Remember that you want to rest adequately before your exam, and high intakes of caffeine can be the reason why you can’t sleep the night before the exam.

Hydrate your Brain

We should be drinking at least 1.5L of water daily, but many times we forget to drink water especially when we are busy. Dehydration can sneak up on us and we might feel light-headed or even experience headaches due to dehydration. Carrying a reusable water bottle with you can help as a reminder to drink water, as you will most likely feel the need to fill the water bottle throughout the day. While plain water is typically the best way to hydrate, consider the following options to boost your fluid intake:

  • Infused Water: add fresh cut fruit, vegetables, or herbs. For example cucumber, oranges, lemon, mint leaves.
  • Tea: try pure, unsweetened brewed iced tea flavoured with citrus fruit (lemon, oranges, grapefruit)
  • Fruits and Veggies: some fruits and veggies are packed with water and they can help you increase our fluid intake. These include melons, cucumbers, citrus fruits, celery.

Sleep Well

It’s hard to prioritize sleep when we are busy, but not sleeping enough can make you irritable because you’re not feeling your best. Sleep quality and quantity are important during exam week and during the entire academic year. Having less than 7-9 hours of sleep each night, can leave you less alert and at risk for a weakened immune system – getting sick is the last thing you want when you need to study! Do your best to create a schedule where you have a regular bed and wake time.

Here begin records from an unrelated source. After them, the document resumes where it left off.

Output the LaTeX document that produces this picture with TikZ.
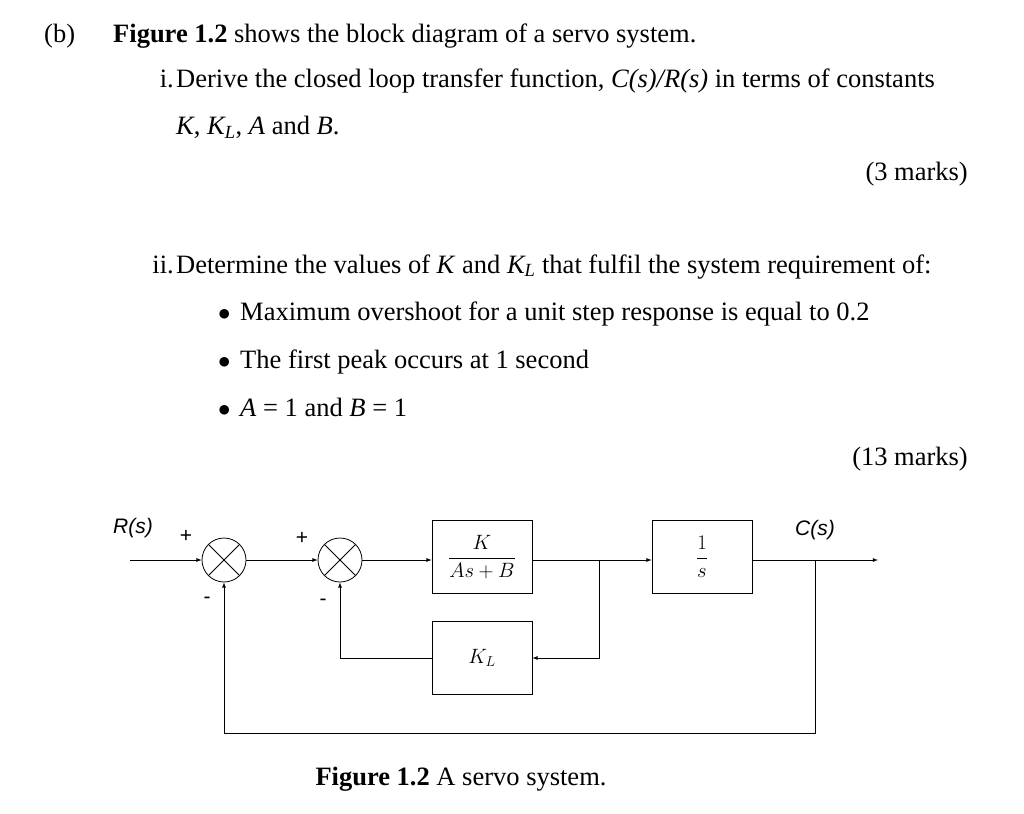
\documentclass[tikz,border=0pt]{standalone}
\usepackage{amsmath}
\usepackage{fontspec}
\setmainfont{Liberation Serif}
\newfontfamily\sansf{Liberation Sans}
\usetikzlibrary{positioning}
\tikzset{
  blk/.style={draw, thick, minimum width=100pt, minimum height=73pt, inner sep=0pt},
  sumj/.style={draw, thick, circle, minimum size=44pt, inner sep=0pt,
    path picture={\draw[thick] (path picture bounding box.north west) -- (path picture bounding box.south east)
      (path picture bounding box.north east) -- (path picture bounding box.south west);}},
  sig/.style={thick, -latex},
  txt/.style={anchor=base west, inner sep=0pt, font=\fontsize{26.5}{30}\selectfont},
  lbl/.style={inner sep=0pt, font=\sansf\fontsize{21}{24}\selectfont\itshape},
  sgn/.style={inner sep=0pt, font=\sansf\fontsize{21}{24}\selectfont}
}
\begin{document}
\begin{tikzpicture}[x=1pt, y=-1pt]
 \useasboundingbox (0,0) rectangle (1024,813);

 %question text
 \node[txt] (qb) at (44,43) {(b)};
 \node[txt] (qhead) at (113,43) {\textbf{Figure 1.2} shows the block diagram of a servo system.};
 \node[txt, anchor=base east] (qi) at (174,88) {i.};
 \node[txt] (qitxt) at (176,88) {Derive the closed loop transfer function, \textit{C(s)/R(s)} in terms of constants};
 \node[txt] (qitxtb) at (176,135) {\textit{K}, \textit{K\textsubscript{L}}, \textit{A} and \textit{B}.};
 \node[txt, anchor=base east] (m3) at (968,180) {(3 marks)};
 \node[txt, anchor=base east] (qii) at (174,273) {ii.};
 \node[txt] (qiitxt) at (176,273) {Determine the values of \textit{K} and \textit{K\textsubscript{L}} that fulfil the system requirement of:};
 \foreach \i/\name in {0/Maximum overshoot for a unit step response is equal to 0.2, 1/The first peak occurs at 1 second, 2/\textit{A} = 1 and \textit{B} = 1} {
   \node[txt] (bul\i) at (218,320+\i*48) {$\bullet$};
   \node[txt] (item\i) at (240,320+\i*48) {\name};
 }
 \node[txt, anchor=base east] (m13) at (968,465) {(13 marks)};
 \node[txt, anchor=base] (cap) at (461,785) {\textbf{Figure 1.2} A servo system.};

 %block diagram
 \coordinate (in) at (130,560);
 \node[sumj] (s1) at (224,560) {};
 \node[sumj] (s2) at (340,560) {};
 \node[blk] (g1) at (482,557) {\fontsize{21}{24}\selectfont$\dfrac{K}{As+B}$};
 \node[blk] (g2) at (702,557) {\fontsize{21}{24}\selectfont$\dfrac{1}{s}$};
 \node[blk] (kl) at (482,658) {\fontsize{21}{24}\selectfont$K_L$};
 \coordinate (out) at (878,560);
 \coordinate (b1) at (599,560);
 \coordinate (b2) at (815,560);

 \draw[sig] (in) -- (s1);
 \draw[sig] (s1) -- (s2);
 \draw[sig] (s2) -- (s2 -| g1.west);
 \draw[sig] (g1.east |- b1) -- (g2.west |- b1);
 \draw[sig] (g2.east |- b2) -- (out);
 \draw[sig] (b1) |- (kl.east);
 \draw[sig] (kl.west) -| (s2.south);
 \draw[sig] (b2) |- (224,733) -- (s1.south);

 \node[lbl] (rs) at (133,528) {R(s)};
 \node[lbl] (cs) at (815,530) {C(s)};
 \node[sgn] (p1) at (186,536) {+};
 \node[sgn] (p2) at (302,538) {+};
 \node[sgn] (n1) at (207,600) {-};
 \node[sgn] (n2) at (323,602) {-};
\end{tikzpicture}
\end{document}
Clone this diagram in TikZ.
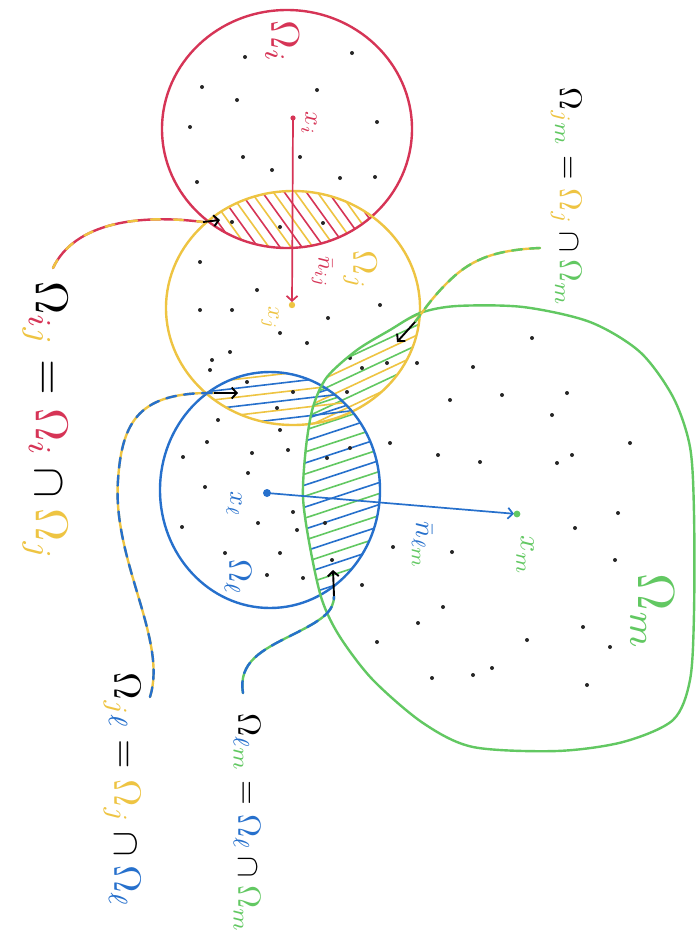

If a full night of sleep is really something you can’t do, try to avoid staying up late multiple times in a row during the week. Remember that your health, your mood and your grades are important, and a good night’s sleep can make a great difference.

Try creating a routine where you shut off all your devices and dim the lights before going to bed (or even start reading a book before bed), this can help your body get ready to sleep.